In the ring Shibata is a very clever boxer-mover, though one who has changed his style as he's gotten older. Originally he was very light on his feet, and some what defensively flawed, seemingly thinking his speed was his biggest asset. Not a days he's a more controlled fighter, he still uses his speed but has tightened up his defense and is happier to stand his ground, hence scoring 4 success stoppages in the last few years, compared to just 9 stoppages in his previous 32 bouts.
Although getting on in age Shibata does seem to still be getting better and is a very talented fighter who looks to have a number of years left in his career.
Whilst Shibata is well known the same cannot be said of Nishida, who is incredibly over-looked and under-rated. Part of the reason he's so over-looked is his record, which features less than 66% wins. The truth however is that he's better than his record, and has improved markedly since the early part of his career. He is no longer the fighter who was 4-5-1 (1) whilst fighting over 4 rounds, but is instead a fighter who has gone 10-2 and progressed into a very good fighter.
Part of why Nishida did so badly early as a professional is because he's a slow starter. He's a pressure fighter who needs time to make his physical advantages matter, and instead of starting fights fast he grinds down opponents as the fight goes on. That has seen him score very domestic level wins over the likes of Kazuhiko Hidaka, Makoto Fuchigami, twice, and Hideo Mikan.

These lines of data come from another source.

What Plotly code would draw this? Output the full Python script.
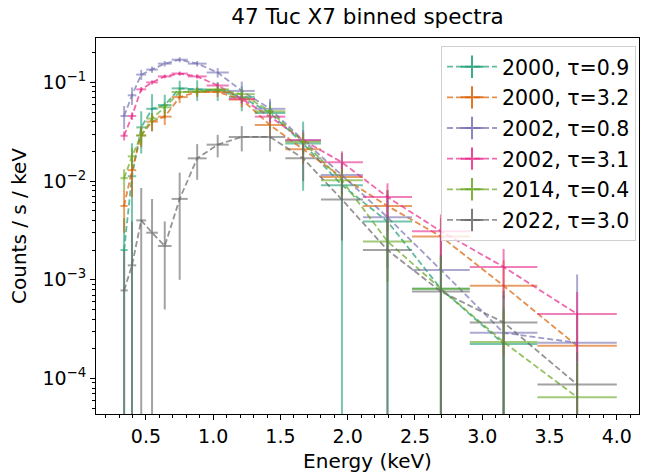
import plotly.graph_objects as go

# Energy bins (keV): lower and upper edge of each bin
bin_lo = [0.311, 0.365, 0.428, 0.502, 0.589, 0.691, 0.811, 0.951,
          1.116, 1.309, 1.536, 1.801, 2.113, 2.478, 2.907, 3.410]
bin_hi = [0.365, 0.428, 0.502, 0.589, 0.691, 0.811, 0.951, 1.116,
          1.309, 1.536, 1.801, 2.113, 2.478, 2.907, 3.410, 4.000]

# Count rates (counts / s / keV) and 1-sigma errors per spectrum
rate_2000_t09 = [0.0020, 0.0112, 0.035, 0.054, 0.059, 0.087, 0.085, 0.083,
                 0.071, 0.049, 0.024, 0.0091, 0.0039, 0.00081, 0.000224, None]
err_2000_t09 = [0.0022, 0.013, 0.016, 0.022, 0.016, 0.017, 0.020, 0.018,
                0.020, 0.015, 0.016, 0.010, 0.0042, 0.0010, 0.00030, None]

rate_2000_t32 = [0.0056, 0.0129, 0.029, 0.040, 0.045, 0.071, 0.080, 0.080,
                 0.067, 0.037, 0.021, 0.011, 0.0056, 0.00275, 0.00087, 0.000214]
err_2000_t32 = [0.0026, 0.006, 0.007, 0.008, 0.008, 0.009, 0.009, 0.009,
                0.011, 0.010, 0.006, 0.004, 0.0025, 0.0015, 0.0007, 0.00025]

rate_2002_t08 = [0.0457, 0.074, 0.120, 0.135, 0.155, 0.170, 0.155, 0.126,
                 0.082, 0.054, 0.026, 0.0115, 0.0043, 0.00126, 0.00029, 0.00023]
err_2002_t08 = [0.012, 0.015, 0.014, 0.010, 0.010, 0.010, 0.010, 0.014,
                0.020, 0.014, 0.007, 0.004, 0.003, 0.0015, 0.0004, 0.0009]

rate_2002_t31 = [0.0288, 0.0457, 0.085, 0.100, 0.115, 0.123, 0.115, 0.093,
                 0.068, 0.045, 0.026, 0.0155, 0.0069, 0.0031, 0.00135, 0.00045]
err_2002_t31 = [0.003, 0.004, 0.005, 0.005, 0.005, 0.006, 0.006, 0.006,
                0.007, 0.006, 0.005, 0.0045, 0.0026, 0.0015, 0.0007, 0.0003]

rate_2014_t04 = [0.0107, 0.0178, 0.029, 0.043, 0.056, 0.080, 0.081, 0.085,
                 0.076, 0.051, 0.025, 0.0102, 0.00245, 0.00081, 0.000234, 0.0000646]
err_2014_t04 = [0.0025, 0.004, 0.006, 0.006, 0.007, 0.007, 0.007, 0.007,
                0.009, 0.008, 0.006, 0.003, 0.0015, 0.0009, 0.00025, 0.00008]

rate_2022_t30 = [0.00078, 0.0014, 0.0040, 0.0030, 0.0022, 0.0066, 0.017, 0.0234,
                 0.028, 0.028, 0.017, 0.0065, 0.0020, 0.00076, 0.00037, 0.000087]
err_2022_t30 = [0.0012, 0.0025, 0.0045, 0.0036, 0.0017, 0.0056, 0.0067, 0.006,
                0.008, 0.008, 0.007, 0.004, 0.0025, 0.001, 0.0004, 0.0001]

labels = ["2000, τ=0.9", "2000, τ=3.2", "2002, τ=0.8",
          "2002, τ=3.1", "2014, τ=0.4", "2022, τ=3.0"]
colors = ["#1b9e77", "#d95f02", "#7570b3", "#e7298a", "#66a61e", "#666666"]
rates = [rate_2000_t09, rate_2000_t32, rate_2002_t08,
         rate_2002_t31, rate_2014_t04, rate_2022_t30]
errors = [err_2000_t09, err_2000_t32, err_2002_t08,
          err_2002_t31, err_2014_t04, err_2022_t30]

title = "47 Tuc X7 binned spectra"
x_label = "Energy (keV)"
y_label = "Counts / s / keV"
FONT = "DejaVu Sans"


def rgba(hex_color, a):
    h = hex_color.lstrip("#")
    r, g, b = (int(h[i:i + 2], 16) for i in (0, 2, 4))
    return f"rgba({r},{g},{b},{a})"


centers = [(lo + hi) / 2 for lo, hi in zip(bin_lo, bin_hi)]
half_w = [(hi - lo) / 2 for lo, hi in zip(bin_lo, bin_hi)]

fig = go.Figure()
for lab, col, y, e in zip(labels, colors, rates, errors):
    xe = [hw if v is not None else None for hw, v in zip(half_w, y)]
    fig.add_trace(go.Scatter(
        x=centers, y=y, mode="lines", showlegend=False,
        line=dict(color=rgba(col, 0.7), width=1.8, dash="6px,3px"),
        error_y=dict(type="data", array=e, symmetric=True,
                     color=rgba(col, 0.6), thickness=2, width=0),
        error_x=dict(type="data", array=xe, symmetric=True,
                     color=rgba(col, 0.6), thickness=2, width=0),
    ))

# legend handles: dashed line with a cross
for i, (lab, col) in enumerate(zip(labels, colors)):
    fig.add_trace(go.Scatter(
        x=[None], y=[None], mode="lines+markers", name=lab,
        legendgroup=f"g{i}",
        line=dict(color=rgba(col, 0.7), width=1.8, dash="6px,3px"),
        marker=dict(symbol="cross-thin", size=16,
                    line=dict(color=rgba(col, 0.85), width=2)),
    ))

y_major = [1e-4, 1e-3, 1e-2, 1e-1]
y_text = ["10<sup>−4</sup>", "10<sup>−3</sup>", "10<sup>−2</sup>", "10<sup>−1</sup>"]
y_minor = [k * 10.0 ** d for d in range(-5, 0) for k in range(2, 10)]

fig.update_layout(
    width=645, height=474,
    margin=dict(l=96, r=5, t=38, b=55),
    paper_bgcolor="white", plot_bgcolor="white",
    font=dict(family=FONT, size=19, color="black"),
    title=dict(text=title, x=0.5, xref="paper",
               y=1 - 16 / 474, yref="container", yanchor="middle",
               font=dict(family=FONT, size=21.5, color="black")),
    showlegend=True,
    legend=dict(x=0.9945, xanchor="right", y=0.979, yanchor="top",
                bgcolor="rgba(255,255,255,0.8)", bordercolor="#d0d0d0",
                borderwidth=1, font=dict(family=FONT, size=20.5),
                itemwidth=50, traceorder="grouped", tracegroupgap=1),
)

fig.update_xaxes(
    range=[0.129, 4.165], showgrid=False, zeroline=False,
    showline=True, linecolor="black", linewidth=1, mirror=True,
    ticks="outside", ticklen=5, tickwidth=1, tickcolor="black",
    tickvals=[0.5, 1.0, 1.5, 2.0, 2.5, 3.0, 3.5, 4.0],
    ticktext=["0.5", "1.0", "1.5", "2.0", "2.5", "3.0", "3.5", "4.0"],
    minor=dict(ticks="outside", ticklen=3, tickcolor="black", dtick=0.1, tick0=0),
    title=dict(text=x_label, standoff=8, font=dict(family=FONT, size=20)),
)

fig.update_yaxes(
    type="log", range=[-4.36, -0.55], showgrid=False, zeroline=False,
    showline=True, linecolor="black", linewidth=1, mirror=True,
    ticks="outside", ticklen=5, tickwidth=1, tickcolor="black",
    tickvals=y_major, ticktext=y_text,
    minor=dict(ticks="outside", ticklen=3, tickcolor="black", tickvals=y_minor),
    title=dict(text=y_label, standoff=10, font=dict(family=FONT, size=20)),
)

fig.write_html("out.html")
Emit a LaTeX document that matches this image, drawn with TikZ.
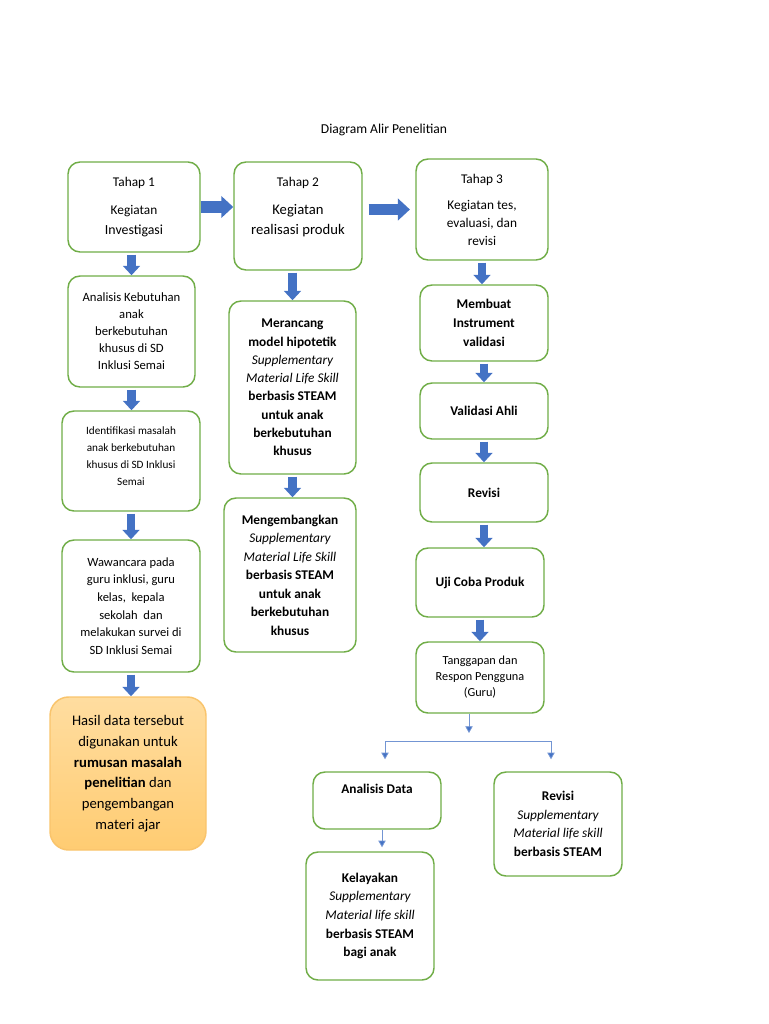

Aged 28 Nishida is physical, tough, youthful and a real handful. He also managed to give Shibata a very tough time in their first bout, back in 2014, and has improved since then.
We think stylistically Shibata should be favoured, however we see this one being a very tough one for the champion, who will have to dig deep in the later stages against a very determined challenger.